The Point Edward resident spent three weeks on the 4,000 kilometre trek with seven fellow riders including his daughter Robin.

“It wasn’t a holiday. It was an adventure,” said Kierstead who retired from the Chemical Valley in 2000.

When they arrived at a viewing point for Everest, it was a clear day but snow was being whipped around the summit.

“It nearly blew my mind . . . a sacred mountain,” said Kierstead.

It took a year of planning including obtaining of three travel visas. Arrangements had to be made to secure a bike for his journey in China and working with fellow riders to secure “fixers”.

Fixers, a more hands-on person than a guide, included one Chinese person and one Tibetan. Fixers literally fixed things as in bike repairs and finding a person who could do the work. In this remote part of the world fixes were needed for a bike with wheel bearing problems and a broken alternator.


Riders on the road to Mount Everest (Submitted Photo)

Rather than delay the ride waiting for parts, the wheel with bearing problems was removed at the roadside while the bike was propped on a rock. It was carried into a village aboard another bike. In the village a machinist, described by Kierstead as being like a blacksmith, had a press to put spare bearings in the wheel, a 30-minutes process.

The alternator repair was handled by a fixer equipped with a spool of copper wire. New wire wound onto the alternator got the bike back on the road. It would be an unheard of repair at a typical bike repair shop.

The trip was hard on the riders as well as the bikes.

In many spots, the winding two-way road was a lane and a half wide with a lengthy drop on one side and a rock mountainside on the other.

“It was the most challenging ride,” said Kierstead who has also ridden through Cambodia and the western Sahara.

Winding roads are the only way for vehicles to scale the mountain terrain. On one mountain pass there were 92 hairpin turns and 1,000 curves. Road repairs to handle missing sections are done with heavy equipment pounding around the adjacent ground leaving a dusty dirt detour.
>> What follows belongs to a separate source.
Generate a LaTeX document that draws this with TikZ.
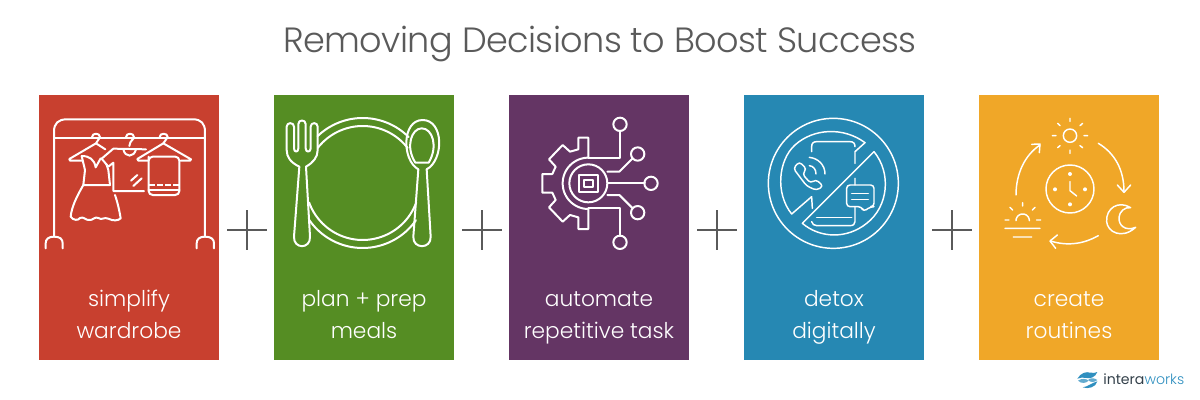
\documentclass[tikz,border=0pt]{standalone}
\usepackage{fontspec}
\setmainfont{Poppins Light}
\newfontfamily\logofont{Poppins}
\definecolor{cred}{HTML}{C8402F}
\definecolor{cgreen}{HTML}{558D23}
\definecolor{cpurple}{HTML}{643564}
\definecolor{cblue}{HTML}{2688B3}
\definecolor{cyellow}{HTML}{F0A728}
\definecolor{cgrey}{HTML}{5A5A5A}
\definecolor{clogo}{HTML}{2F8FBF}
\definecolor{clogodark}{HTML}{33404A}
\tikzset{
 card/.style={fill=#1,draw=none,minimum width=135pt,minimum height=198.75pt,anchor=north west,inner sep=0pt},
 cardtext/.style={text=white,font=\fontsize{16.3pt}{24pt}\selectfont,align=center,anchor=base,inner sep=0pt},
 plussign/.style={draw=cgrey,line width=1.5pt},
 ico/.style={draw=white,line width=1.5pt,line join=round,line cap=round},
 icothin/.style={draw=white,line width=1.1pt,line join=round,line cap=round},
 zoomat/.style={shift={#1},xscale=1/3,yscale=1/3},
}
\begin{document}
\begin{tikzpicture}[x=0.75pt,y=-0.75pt]
\useasboundingbox (0,0) rectangle (1200,400);
\node[text=cgrey,font=\fontsize{26.3pt}{32pt}\selectfont\addfontfeature{LetterSpace=-1.7},inner sep=0pt,anchor=base] (title) at (600,52) {Removing Decisions to Boost Success};
\node[card=cred] (c1) at (39,95) {};
\node[card=cgreen] (c2) at (274,95) {};
\node[card=cpurple] (c3) at (509,95) {};
\node[card=cblue] (c4) at (744,95) {};
\node[card=cyellow] (c5) at (979,95) {};
\node[cardtext] (t1) at (129,338) {simplify\\wardrobe};
\node[cardtext] (t2) at (364,338) {plan + prep\\meals};
\node[cardtext] (t3) at (599,338) {automate\\repetitive task};
\node[cardtext] (t4) at (834,338) {detox\\digitally};
\node[cardtext] (t5) at (1069,338) {create\\routines};
\foreach \px in {247,482,717,952}{
 \draw[plussign] (\px-20,230) -- (\px+20,230) (\px,210) -- (\px,250);
}
% wardrobe
\begin{scope}[zoomat={(30,90)}]
\draw[ico] (72,440) -- (72,125) .. controls (72,100) and (85,88) .. (110,88) -- (490,88) .. controls (512,88) and (525,100) .. (525,125) -- (525,440);
\draw[ico] (72,145) -- (525,145);
\draw[ico] (47,475) -- (47,460) .. controls (47,447) and (56,440) .. (72,440) .. controls (90,440) and (98,447) .. (98,460) -- (98,475);
\draw[ico] (500,475) -- (500,460) .. controls (500,447) and (509,440) .. (525,440) .. controls (543,440) and (552,447) .. (552,460) -- (552,475);
% dress hanger
\draw[ico] (186,141) .. controls (186,128) and (210,128) .. (210,141) .. controls (210,149) and (200,150) .. (198,160) -- (118,207) -- (120,212) -- (155,212);
\draw[ico] (198,160) -- (226,178);
% dress
\draw[ico] (155,198) -- (165,240) -- (160,285) -- (240,285) -- (235,240) -- (229,222);
\draw[ico] (155,198) .. controls (178,198) and (193,208) .. (197,232) -- (212,205);
\draw[ico] (160,285) .. controls (140,320) and (125,350) .. (122,380) .. controls (130,392) and (145,392) .. (150,384) .. controls (160,378) and (168,392) .. (178,390) .. controls (188,392) and (195,378) .. (205,384) .. controls (215,392) and (222,380) .. (235,386) .. controls (250,394) and (265,392) .. (272,385) .. controls (268,360) and (262,335) .. (255,315);
% shirt hanger
\draw[ico] (288,141) .. controls (288,128) and (312,128) .. (312,141) .. controls (312,149) and (300,150) .. (298,168);
\draw[ico] (280,178) .. controls (285,203) and (312,203) .. (318,178);
\draw[ico] (215,206) -- (250,176) -- (348,178);
\draw[ico] (215,206) -- (235,230) -- (250,218) -- (250,303) -- (342,303);
\draw[ico] (303,272) -- (322,255) (310,288) -- (335,265);
% towel hanger
\draw[ico] (389,141) .. controls (389,128) and (413,128) .. (413,141) .. controls (413,149) and (402,150) .. (400,160) -- (322,207) -- (325,212) -- (355,212);
\draw[ico] (400,160) -- (483,208) -- (480,212) -- (452,212);
\draw[ico,rounded corners=3pt] (356,212) -- (356,200) -- (448,200) -- (448,315) -- (356,315) -- cycle;
\draw[ico] (356,300) -- (448,300);
\draw[ico,line cap=butt,dash pattern=on 4pt off 2pt] (358,285) -- (446,285);
\end{scope}
% plate
\begin{scope}[zoomat={(270,100)}]
\draw[ico] plot[domain=226:315,samples=40] ({278+195*cos(\x)},{249+195*sin(\x)});
\draw[ico] plot[domain=218:322,samples=40] ({278+171*cos(\x)},{249+171*sin(\x)});
\draw[ico] plot[domain=35:145,samples=40] ({278+195*cos(\x)},{249+195*sin(\x)});
\draw[ico] plot[domain=20:160,samples=40] ({278+171*cos(\x)},{249+171*sin(\x)});
% fork
\draw[ico] (88,200) .. controls (62,187) and (50,172) .. (50,150) -- (50,80) .. controls (50,66) and (72,66) .. (72,80) -- (72,145) .. controls (72,158) and (85,158) .. (85,145) -- (85,72) .. controls (85,58) and (107,58) .. (107,72) -- (107,145) .. controls (107,158) and (122,158) .. (122,145) -- (122,80) .. controls (122,66) and (143,66) .. (143,80) -- (143,150) .. controls (143,172) and (130,187) .. (108,200) -- (120,410) .. controls (122,448) and (70,448) .. (72,410) -- cycle;
% spoon
\draw[ico] (445,208) .. controls (395,180) and (395,60) .. (458,60) .. controls (522,60) and (522,180) .. (470,208) -- (482,410) .. controls (484,448) and (428,448) .. (430,410) -- cycle;
\draw[ico] (436,188) .. controls (405,140) and (425,85) .. (455,85) .. controls (488,85) and (505,140) .. (476,188) -- cycle;
\end{scope}
% automation gear
\begin{scope}[zoomat={(520,100)}]
\draw[ico] (205,173) -- (205,113) -- (175,113) -- (175,148) -- (150,155) -- (128,135) -- (87,178) -- (107,200) -- (97,222) -- (67,222) -- (67,278) -- (97,278) -- (107,300) -- (87,322) -- (128,365) -- (150,345) -- (175,352) -- (175,387) -- (205,387) -- (205,327);
\draw[ico] (205,250) circle[radius=57];
\draw[ico] plot[domain=90:270,samples=40] ({205+77*cos(\x)},{250+77*sin(\x)});
\draw[ico] (178,225) rectangle (235,277);
\draw[ico] (193,240) rectangle (218,260);
\draw[ico] (205,173) -- (300,173) -- (300,92);
\draw[ico] (300,73) circle[radius=20];
\draw[ico] (262,215) -- (298,215) -- (338,175);
\draw[ico] (353,162) circle[radius=20];
\draw[ico] (262,250) -- (375,250);
\draw[ico] (393,250) circle[radius=20];
\draw[ico] (262,285) -- (298,285) -- (338,325);
\draw[ico] (353,338) circle[radius=20];
\draw[ico] (205,325) -- (300,325) -- (300,408);
\draw[ico] (300,427) circle[radius=20];
\end{scope}
% detox
\begin{scope}[zoomat={(750,100)}]
\draw[icothin] (250,250) circle[radius=195];
\draw[icothin] (345,128) .. controls (280,80) and (190,85) .. (135,135) .. controls (85,180) and (75,280) .. (125,342) -- (185,290) -- (187,325);
\draw[icothin] (345,128) -- (315,155) -- (315,190);
\draw[icothin] (372,155) .. controls (425,220) and (415,320) .. (350,370) .. controls (290,418) and (210,415) .. (157,370) -- cycle;
\draw[icothin] (185,155) -- (185,140) .. controls (185,130) and (190,125) .. (200,125) -- (300,125) .. controls (310,125) and (315,130) .. (315,140);
\draw[icothin] (315,235) -- (315,255) (315,320) -- (315,365) .. controls (315,372) and (310,377) .. (300,377) -- (200,377) .. controls (192,377) and (187,372) .. (185,365);
\draw[icothin] (200,352) -- (305,352);
\draw[icothin,rounded corners=2.5pt] (290,255) -- (372,255) -- (372,320) -- (362,320) -- (340,335) -- (335,320) -- (290,320) -- cycle;
\draw[icothin] (305,280) -- (355,280) (305,298) -- (355,298);
\draw[icothin,rounded corners=2.5pt] (130,205) -- (148,185) -- (170,207) -- (157,222) -- (182,250) -- (197,238) -- (220,258) -- (200,271) -- (170,258) -- cycle;
\draw[icothin] (178,172) .. controls (205,175) and (225,195) .. (225,222);
\draw[icothin] (178,197) .. controls (190,198) and (198,208) .. (198,222);
\end{scope}
% routines
\begin{scope}[zoomat={(985,100)}]
\draw[icothin] (255,267) circle[radius=72];
\foreach \dx/\dy in {255/222,210/268,300/268,255/313}{
 \fill[white] (\dx,\dy) circle[radius=6];
}
\draw[icothin] (255,245) -- (255,272) -- (275,288);
\draw[icothin] (255,107) circle[radius=20];
\draw[icothin] (255,55) -- (255,64) (255,150) -- (255,160) (202,107) -- (213,107) (297,107) -- (308,107) (218,70) -- (225,77) (293,70) -- (285,77) (218,143) -- (225,137) (293,143) -- (285,137);
\draw[icothin] (340,130) .. controls (390,160) and (417,210) .. (417,275);
\draw[icothin] (397,255) -- (417,277) -- (437,255);
\draw[icothin] (93,285) .. controls (93,220) and (120,165) .. (165,135);
\draw[icothin] (140,133) -- (165,132) -- (163,158);
\draw[icothin] (340,407) .. controls (300,430) and (250,440) .. (197,423);
\draw[icothin] (217,405) -- (195,423) -- (212,445);
\draw[icothin] (437,323) .. controls (400,300) and (362,325) .. (365,365) .. controls (367,395) and (410,420) .. (452,382) .. controls (420,395) and (400,375) .. (402,352) .. controls (403,335) and (420,320) .. (437,323) -- cycle;
\draw[icothin] plot[domain=180:360,samples=20] ({113+20*cos(\x)},{362+20*sin(\x)});
\draw[icothin] (60,385) -- (165,385) (85,411) -- (140,411) (60,360) -- (72,360) (155,360) -- (167,360) (75,322) -- (83,330) (150,322) -- (142,330) (113,308) -- (113,318);
\end{scope}
% logo
\begin{scope}[zoomat={(1060,360)}]
\fill[clogo] (52,56) .. controls (62,38) and (80,34) .. (90,38) .. controls (100,40) and (108,38) .. (112,36) .. controls (106,52) and (90,57) .. (80,54) .. controls (70,52) and (60,52) .. (52,56) -- cycle;
\fill[clogo!75] (54,62) .. controls (65,54) and (80,56) .. (86,62) .. controls (78,70) and (64,72) .. (54,62) -- cycle;
\fill[clogo] (68,82) .. controls (84,80) and (92,70) .. (112,64) .. controls (108,82) and (84,88) .. (68,82) -- cycle;
\fill[clogo!75] (84,60) .. controls (92,52) and (104,54) .. (112,60) .. controls (102,68) and (92,68) .. (84,60) -- cycle;
\end{scope}
\node[anchor=base west,inner sep=0pt,font=\fontsize{10.6pt}{14pt}\selectfont] (logo) at (1103,384.5) {\textcolor{clogodark}{\logofont intera}\textcolor{clogo}{works}};
\end{tikzpicture}
\end{document}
Many times riders would be faced with transport trucks emerging from a cloud of dust at these detours.

On longer detours riders would be taken through roads that were rock-filled creek beds.

With all of that effort Kierstead remained smilingly descriptive of it as a “fabulous trip.”

That description came from the charming people and different food Kierstead experienced.

“I have never eaten so well, everything was garden fresh, prepared by street vendors,” said Kierstead.

There were many times Kierstead was not certain what he was eating as items like dried caterpillars are considered a delicacy.

Whenever they stopped the riders were surrounded by curious villagers unfamiliar with westerners and big motorcycles.

One weathered Tibetan woman initially scowled at Kierstead who replied with a smile and a wave. She reacted immediately by pulling her iPhone from her cloak and snapped a photo of the friendly visitor.

Kierstead also got many people photos including those who wanted selfies with the visitors. They wanted to sit on the motorcycles and try on the riders’ helmets.

In the cold of the early morning and straining for air in the higher altitudes Kierstead would hear himself breathing in his helmet. Through the frost he felt like he was looking out on a different planet.

“You’d swear you were on Mars,” said Kierstead.

Mars might be a big leap for the next trip but Kierstead doesn’t know the where or when of his next adventure.

But he said there will always be one.